Entries with chart source code:

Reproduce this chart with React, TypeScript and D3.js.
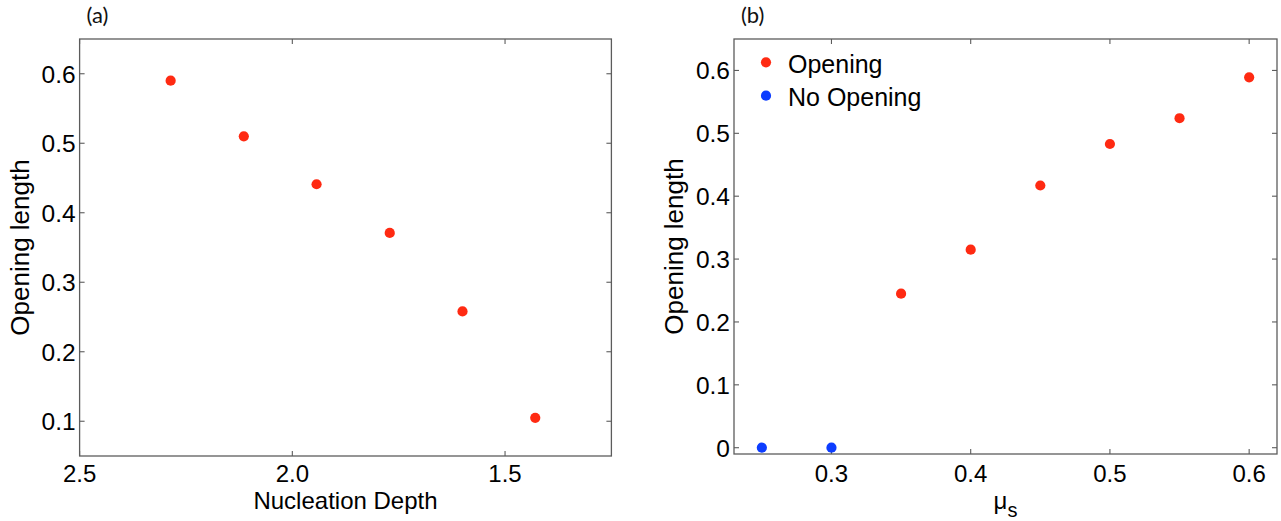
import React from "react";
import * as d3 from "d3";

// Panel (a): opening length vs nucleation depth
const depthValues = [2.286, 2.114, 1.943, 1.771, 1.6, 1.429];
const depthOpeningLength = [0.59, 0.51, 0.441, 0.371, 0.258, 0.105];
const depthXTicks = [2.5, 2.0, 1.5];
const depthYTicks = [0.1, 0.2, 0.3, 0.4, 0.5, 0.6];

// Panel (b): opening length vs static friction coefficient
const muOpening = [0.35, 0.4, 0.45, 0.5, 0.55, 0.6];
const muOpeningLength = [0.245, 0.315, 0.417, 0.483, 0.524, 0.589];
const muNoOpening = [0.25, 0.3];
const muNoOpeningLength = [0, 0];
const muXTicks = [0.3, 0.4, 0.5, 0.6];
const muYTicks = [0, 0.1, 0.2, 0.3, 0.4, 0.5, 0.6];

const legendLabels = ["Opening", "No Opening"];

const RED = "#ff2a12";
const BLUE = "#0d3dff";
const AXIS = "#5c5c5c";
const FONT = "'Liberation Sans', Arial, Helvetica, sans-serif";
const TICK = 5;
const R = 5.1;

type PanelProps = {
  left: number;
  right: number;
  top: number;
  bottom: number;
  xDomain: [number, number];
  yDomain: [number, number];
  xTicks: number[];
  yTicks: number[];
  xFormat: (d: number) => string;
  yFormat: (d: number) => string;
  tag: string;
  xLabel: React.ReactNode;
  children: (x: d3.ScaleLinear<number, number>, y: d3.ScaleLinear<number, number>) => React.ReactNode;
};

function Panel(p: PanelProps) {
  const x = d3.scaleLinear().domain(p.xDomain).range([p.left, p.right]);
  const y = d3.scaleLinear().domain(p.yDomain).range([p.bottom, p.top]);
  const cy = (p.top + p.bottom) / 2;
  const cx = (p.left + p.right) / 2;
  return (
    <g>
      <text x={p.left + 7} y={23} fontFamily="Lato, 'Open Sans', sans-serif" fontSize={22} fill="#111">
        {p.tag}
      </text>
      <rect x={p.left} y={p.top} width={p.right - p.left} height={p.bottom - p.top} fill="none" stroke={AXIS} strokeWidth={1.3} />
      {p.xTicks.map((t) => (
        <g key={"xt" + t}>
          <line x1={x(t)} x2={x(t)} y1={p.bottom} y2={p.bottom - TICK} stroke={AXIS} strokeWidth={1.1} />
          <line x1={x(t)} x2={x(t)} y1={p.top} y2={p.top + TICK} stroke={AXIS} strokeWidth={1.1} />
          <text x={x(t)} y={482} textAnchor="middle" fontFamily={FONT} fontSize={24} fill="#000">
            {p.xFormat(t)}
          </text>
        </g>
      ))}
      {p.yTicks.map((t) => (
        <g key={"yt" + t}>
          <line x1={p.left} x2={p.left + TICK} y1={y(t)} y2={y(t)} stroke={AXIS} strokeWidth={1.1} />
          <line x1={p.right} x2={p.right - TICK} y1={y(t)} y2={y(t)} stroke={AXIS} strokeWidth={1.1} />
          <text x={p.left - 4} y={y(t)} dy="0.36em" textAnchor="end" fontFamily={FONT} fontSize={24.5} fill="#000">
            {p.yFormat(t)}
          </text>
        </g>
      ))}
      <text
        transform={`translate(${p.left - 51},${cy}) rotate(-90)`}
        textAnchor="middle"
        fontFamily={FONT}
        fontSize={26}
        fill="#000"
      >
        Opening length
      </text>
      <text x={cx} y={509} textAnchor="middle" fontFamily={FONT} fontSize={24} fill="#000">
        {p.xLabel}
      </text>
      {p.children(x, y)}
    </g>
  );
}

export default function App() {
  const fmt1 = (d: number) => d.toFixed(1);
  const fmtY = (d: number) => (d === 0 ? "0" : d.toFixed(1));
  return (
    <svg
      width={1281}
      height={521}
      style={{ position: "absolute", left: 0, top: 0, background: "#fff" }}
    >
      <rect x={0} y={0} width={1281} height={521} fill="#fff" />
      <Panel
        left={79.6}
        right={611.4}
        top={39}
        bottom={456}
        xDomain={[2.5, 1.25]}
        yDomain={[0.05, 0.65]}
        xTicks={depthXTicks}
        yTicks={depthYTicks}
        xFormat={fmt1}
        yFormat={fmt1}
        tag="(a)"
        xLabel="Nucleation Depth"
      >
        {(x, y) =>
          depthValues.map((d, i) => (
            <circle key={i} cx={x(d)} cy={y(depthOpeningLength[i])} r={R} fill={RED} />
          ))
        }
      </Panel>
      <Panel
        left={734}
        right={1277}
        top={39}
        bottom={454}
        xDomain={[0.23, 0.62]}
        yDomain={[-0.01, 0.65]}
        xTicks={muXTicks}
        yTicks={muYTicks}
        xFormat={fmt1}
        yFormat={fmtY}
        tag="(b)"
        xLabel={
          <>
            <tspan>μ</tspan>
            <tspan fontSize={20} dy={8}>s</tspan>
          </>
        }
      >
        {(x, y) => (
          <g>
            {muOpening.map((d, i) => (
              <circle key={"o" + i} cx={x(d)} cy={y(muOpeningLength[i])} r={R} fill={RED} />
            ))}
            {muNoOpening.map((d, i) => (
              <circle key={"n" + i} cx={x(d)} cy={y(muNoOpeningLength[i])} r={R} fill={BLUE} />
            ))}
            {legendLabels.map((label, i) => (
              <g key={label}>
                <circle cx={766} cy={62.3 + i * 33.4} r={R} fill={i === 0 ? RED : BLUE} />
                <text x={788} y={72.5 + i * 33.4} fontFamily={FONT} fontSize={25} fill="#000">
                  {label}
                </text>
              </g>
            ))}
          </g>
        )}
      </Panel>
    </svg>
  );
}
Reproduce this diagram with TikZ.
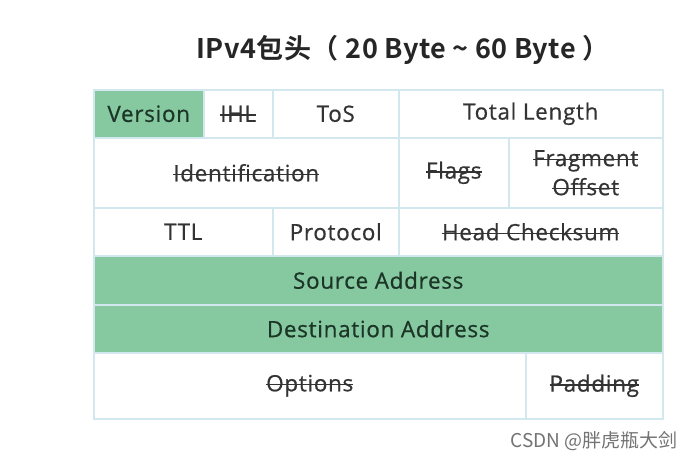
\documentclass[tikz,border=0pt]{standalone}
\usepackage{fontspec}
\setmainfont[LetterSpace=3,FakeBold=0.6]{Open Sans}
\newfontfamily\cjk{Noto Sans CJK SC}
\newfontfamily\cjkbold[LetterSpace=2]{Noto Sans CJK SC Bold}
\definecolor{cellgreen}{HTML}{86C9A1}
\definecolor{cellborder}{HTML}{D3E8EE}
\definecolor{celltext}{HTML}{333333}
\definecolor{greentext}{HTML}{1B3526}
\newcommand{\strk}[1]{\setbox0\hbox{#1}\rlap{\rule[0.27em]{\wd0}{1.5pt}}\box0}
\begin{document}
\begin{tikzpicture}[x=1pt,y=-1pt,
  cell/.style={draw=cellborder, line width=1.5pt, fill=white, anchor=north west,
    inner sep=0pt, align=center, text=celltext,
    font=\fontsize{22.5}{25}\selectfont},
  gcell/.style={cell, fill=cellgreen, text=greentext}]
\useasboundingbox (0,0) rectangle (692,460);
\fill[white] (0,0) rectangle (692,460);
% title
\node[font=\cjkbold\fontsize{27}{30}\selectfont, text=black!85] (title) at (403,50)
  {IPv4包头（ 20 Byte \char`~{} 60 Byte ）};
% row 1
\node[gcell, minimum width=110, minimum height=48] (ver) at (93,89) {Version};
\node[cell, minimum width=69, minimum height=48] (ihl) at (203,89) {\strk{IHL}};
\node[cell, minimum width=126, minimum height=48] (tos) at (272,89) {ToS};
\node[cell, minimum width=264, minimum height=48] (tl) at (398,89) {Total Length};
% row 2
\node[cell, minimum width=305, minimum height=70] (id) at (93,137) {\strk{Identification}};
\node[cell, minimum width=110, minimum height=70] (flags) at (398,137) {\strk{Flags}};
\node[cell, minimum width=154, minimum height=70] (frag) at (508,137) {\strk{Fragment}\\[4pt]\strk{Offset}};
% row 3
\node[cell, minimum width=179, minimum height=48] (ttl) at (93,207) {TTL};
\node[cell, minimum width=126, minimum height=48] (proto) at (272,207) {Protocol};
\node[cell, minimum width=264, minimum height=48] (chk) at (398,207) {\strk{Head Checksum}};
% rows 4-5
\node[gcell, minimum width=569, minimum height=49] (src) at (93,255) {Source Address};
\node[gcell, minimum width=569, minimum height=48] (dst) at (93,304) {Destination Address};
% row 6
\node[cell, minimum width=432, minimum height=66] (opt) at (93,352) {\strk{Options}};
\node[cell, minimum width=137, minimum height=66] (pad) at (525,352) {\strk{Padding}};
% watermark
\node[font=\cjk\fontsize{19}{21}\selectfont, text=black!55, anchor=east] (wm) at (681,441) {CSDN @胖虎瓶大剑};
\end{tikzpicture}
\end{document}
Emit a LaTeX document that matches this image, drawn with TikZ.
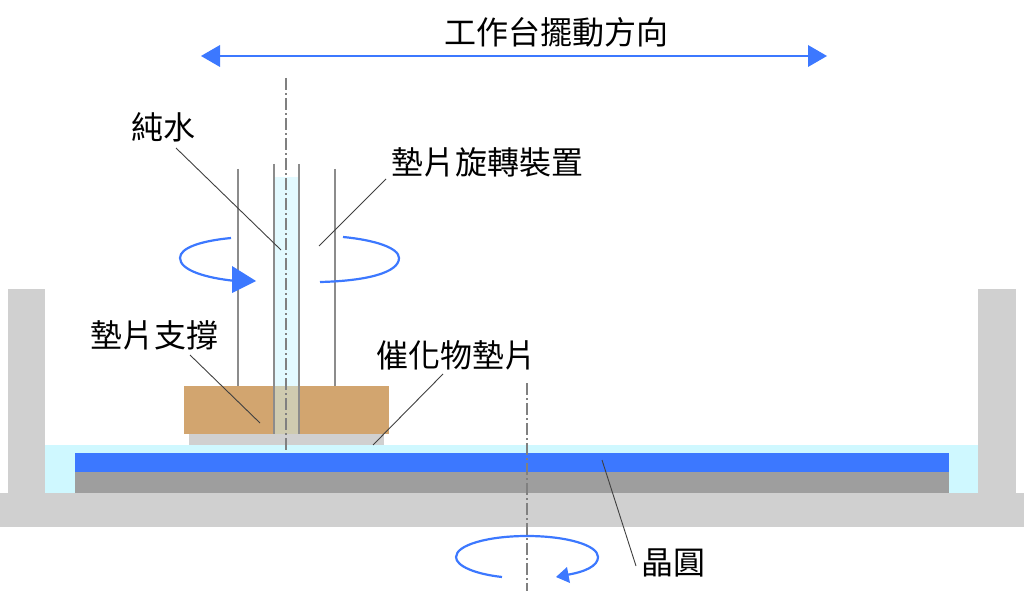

* GIVEN REQUEST: From the first line of the entries above down to the line holding "import * as", quote each line exactly and nothing else, skipping pictures.

* RESPONSE BELOW:
Reproduce this chart with React, TypeScript and D3.js.
import React from "react";
import * as d3 from "d3";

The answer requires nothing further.